Aujourd’hui, l’autorité du professeur doit se bâtir davantage à travers l’image d’un homme passionné, motivé, cherchant avec ses élèves, organisant au mieux la classe pour une appropriation collective des savoirs, garant des règles qui permettent à cette classe de fonctionner, que dans les représentations archaïques du maître d’autrefois, de celui qui « sait », qu’on ne doit jamais contester et que d’ailleurs on idéalise de façon bien vaine.

Se centrer sur l’élève, qu’est-ce que cela veut dire ? Rien d’autre que se préoccuper de ce qui est vraiment efficace, de ce qui a des chances d’avoir un effet sur les élèves tels qu’ils sont, tels que l’école essaie de les changer avec son pouvoir limité, au milieu d’une société loin d’être favorable à ce changement. Ceci implique de former des enseignants avant tout préoccupés par cette efficacité-là, qui est une exigence démocratique, soucieux d’organiser la classe pour que tout le monde apprenne vraiment.

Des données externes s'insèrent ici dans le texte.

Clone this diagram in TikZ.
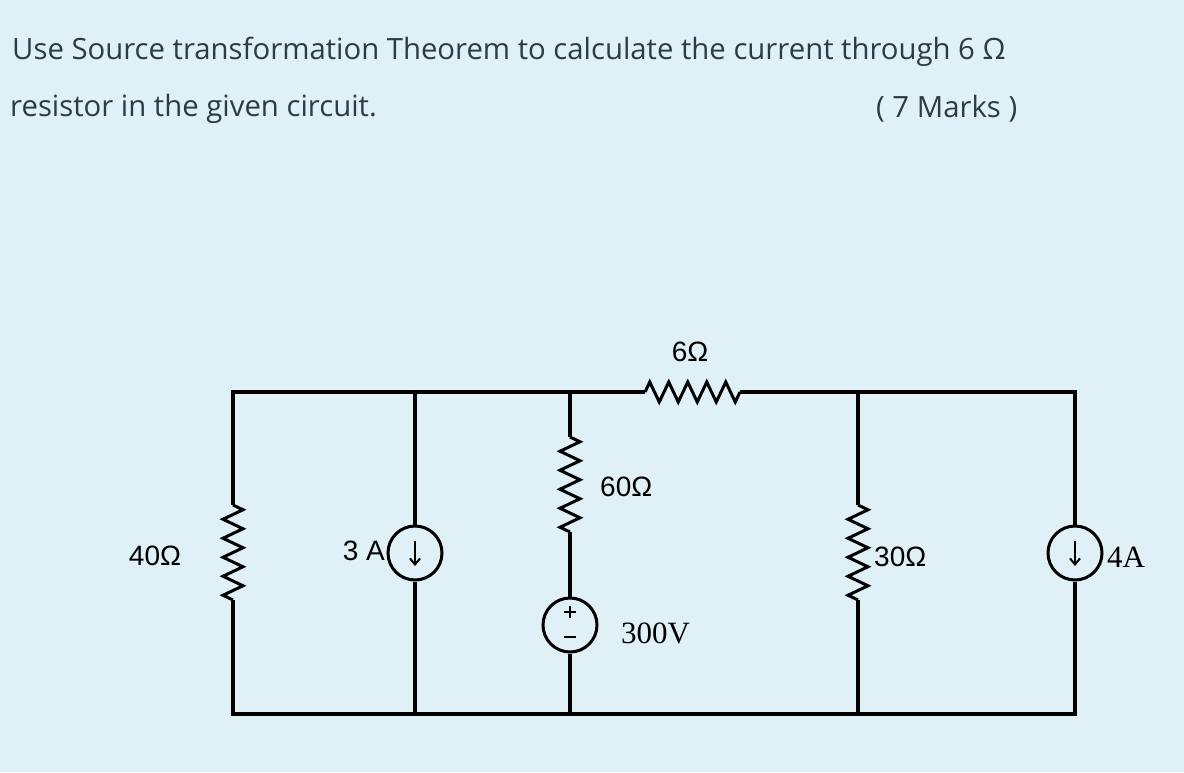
\documentclass[tikz,border=0pt]{standalone}
\usepackage{fontspec}
\setmainfont{Liberation Sans}
\newfontfamily\titlefont{Open Sans}
\newfontfamily\serifl{Liberation Serif}
\usetikzlibrary{decorations.pathmorphing,arrows.meta}
\definecolor{bg}{HTML}{DFF0F7}
\definecolor{tx}{HTML}{2E3A44}
\tikzset{
 wire/.style={line width=3.2pt},
 res/.style={line width=3pt,decorate,decoration={zigzag,amplitude=10pt,segment length=19pt}},
 src/.style={circle,draw,line width=3pt,minimum size=54pt,inner sep=0pt},
 lbl/.style={font=\fontsize{28}{30}\selectfont},
 ttl/.style={font=\titlefont\fontsize{29.3}{32}\selectfont,text=tx,anchor=west,inner sep=0pt}
}
\begin{document}
\begin{tikzpicture}[x=1pt,y=-1pt]
\fill[bg] (0,0) rectangle (1184,772);
\useasboundingbox (0,0) rectangle (1184,772);
\node[ttl] (t1) at (12,52) {Use Source transformation Theorem to calculate the current through 6 Ω};
\node[ttl] (t2) at (10,109) {resistor in the given circuit.};
\node[ttl] (t3) at (876,109) {( 7 Marks )};
% nodes
\coordinate (TL) at (233,392); \coordinate (BL) at (233,714);
\coordinate (T2) at (415,392); \coordinate (B2) at (415,714);
\coordinate (T3) at (570,392); \coordinate (B3) at (570,714);
\coordinate (T4) at (858,392); \coordinate (B4) at (858,714);
\coordinate (TR) at (1075,392); \coordinate (BR) at (1075,714);
\coordinate (r1a) at (233,505); \coordinate (r1b) at (233,600);
\coordinate (r3a) at (570,437); \coordinate (r3b) at (570,532);
\coordinate (r6a) at (645,392); \coordinate (r6b) at (740,392);
\coordinate (r4a) at (858,505); \coordinate (r4b) at (858,600);
\node[src] (s3) at (415,553) {};
\node[src] (sv) at (570,625) {};
\node[src] (s4) at (1075,553) {};
% wires
\draw[wire] (r1a) -- (TL) -- (T2) -- (T3) -- (r6a);
\draw[wire] (r6b) -- (T4) -- (TR) -- (s4.north);
\draw[wire] (r1b) -- (BL) -- (BR) -- (s4.south);
\draw[wire] (T2) -- (s3.north); \draw[wire] (s3.south) -- (B2);
\draw[wire] (T3) -- (r3a); \draw[wire] (r3b) -- (sv.north); \draw[wire] (sv.south) -- (B3);
\draw[wire] (T4) -- (r4a); \draw[wire] (r4b) -- (B4);
% resistors
\draw[res] (r1a) -- (r1b);
\draw[res] (r3a) -- (r3b);
\draw[res] (r6a) -- (r6b);
\draw[res] (r4a) -- (r4b);
% arrows and signs
\draw[line width=2pt,-{Straight Barb[length=6pt,width=10pt]}] (415,541) -- (415,566);
\draw[line width=2pt,-{Straight Barb[length=6pt,width=10pt]}] (1075,541) -- (1075,566);
\draw[line width=2pt] (564,612) -- (576,612) (570,606) -- (570,618);
\draw[line width=2pt] (564,637) -- (576,637);
% labels
\node[lbl] (l6) at (690,352) {6Ω};
\node[lbl,anchor=west,inner sep=0pt] (l60) at (600,487) {60Ω};
\node[lbl] (l40) at (155,556) {40Ω};
\node[lbl,anchor=east,inner sep=0pt] (l3) at (385,551) {3 A};
\node[lbl,anchor=west,inner sep=0pt] (l30) at (874,557) {30Ω};
\node[anchor=west,inner sep=0pt,font=\serifl\fontsize{31}{32}\selectfont] (l4) at (1107,557) {4A};
\node[anchor=west,inner sep=0pt,font=\serifl\fontsize{31}{32}\selectfont] (l300) at (621,633) {300V};
\end{tikzpicture}
\end{document}
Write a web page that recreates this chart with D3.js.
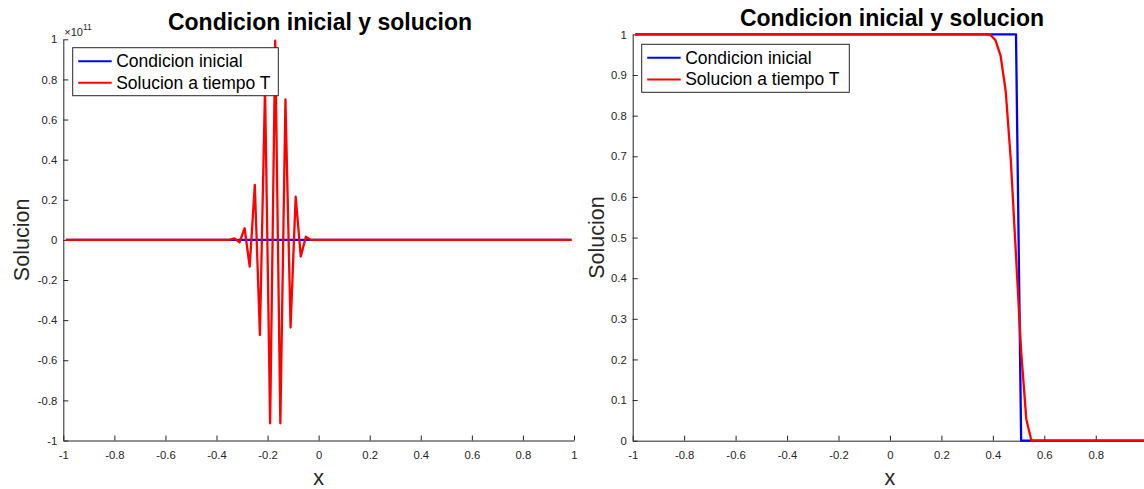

Le débat sur l’école permettra-t-il de dépasser les fausses oppositions pour trouver de nouveaux équilibres, ou sera-t-il, à travers des querelles stériles, une nouvelle occasion manquée ?



1. Editions Syros, 2002.
2. Au banc des accusés, bien sûr, Mai 68. Relire Les Animaux malades de la peste…
3. L’expérience des ateliers d’écriture hors du monde de l’école en témoigne.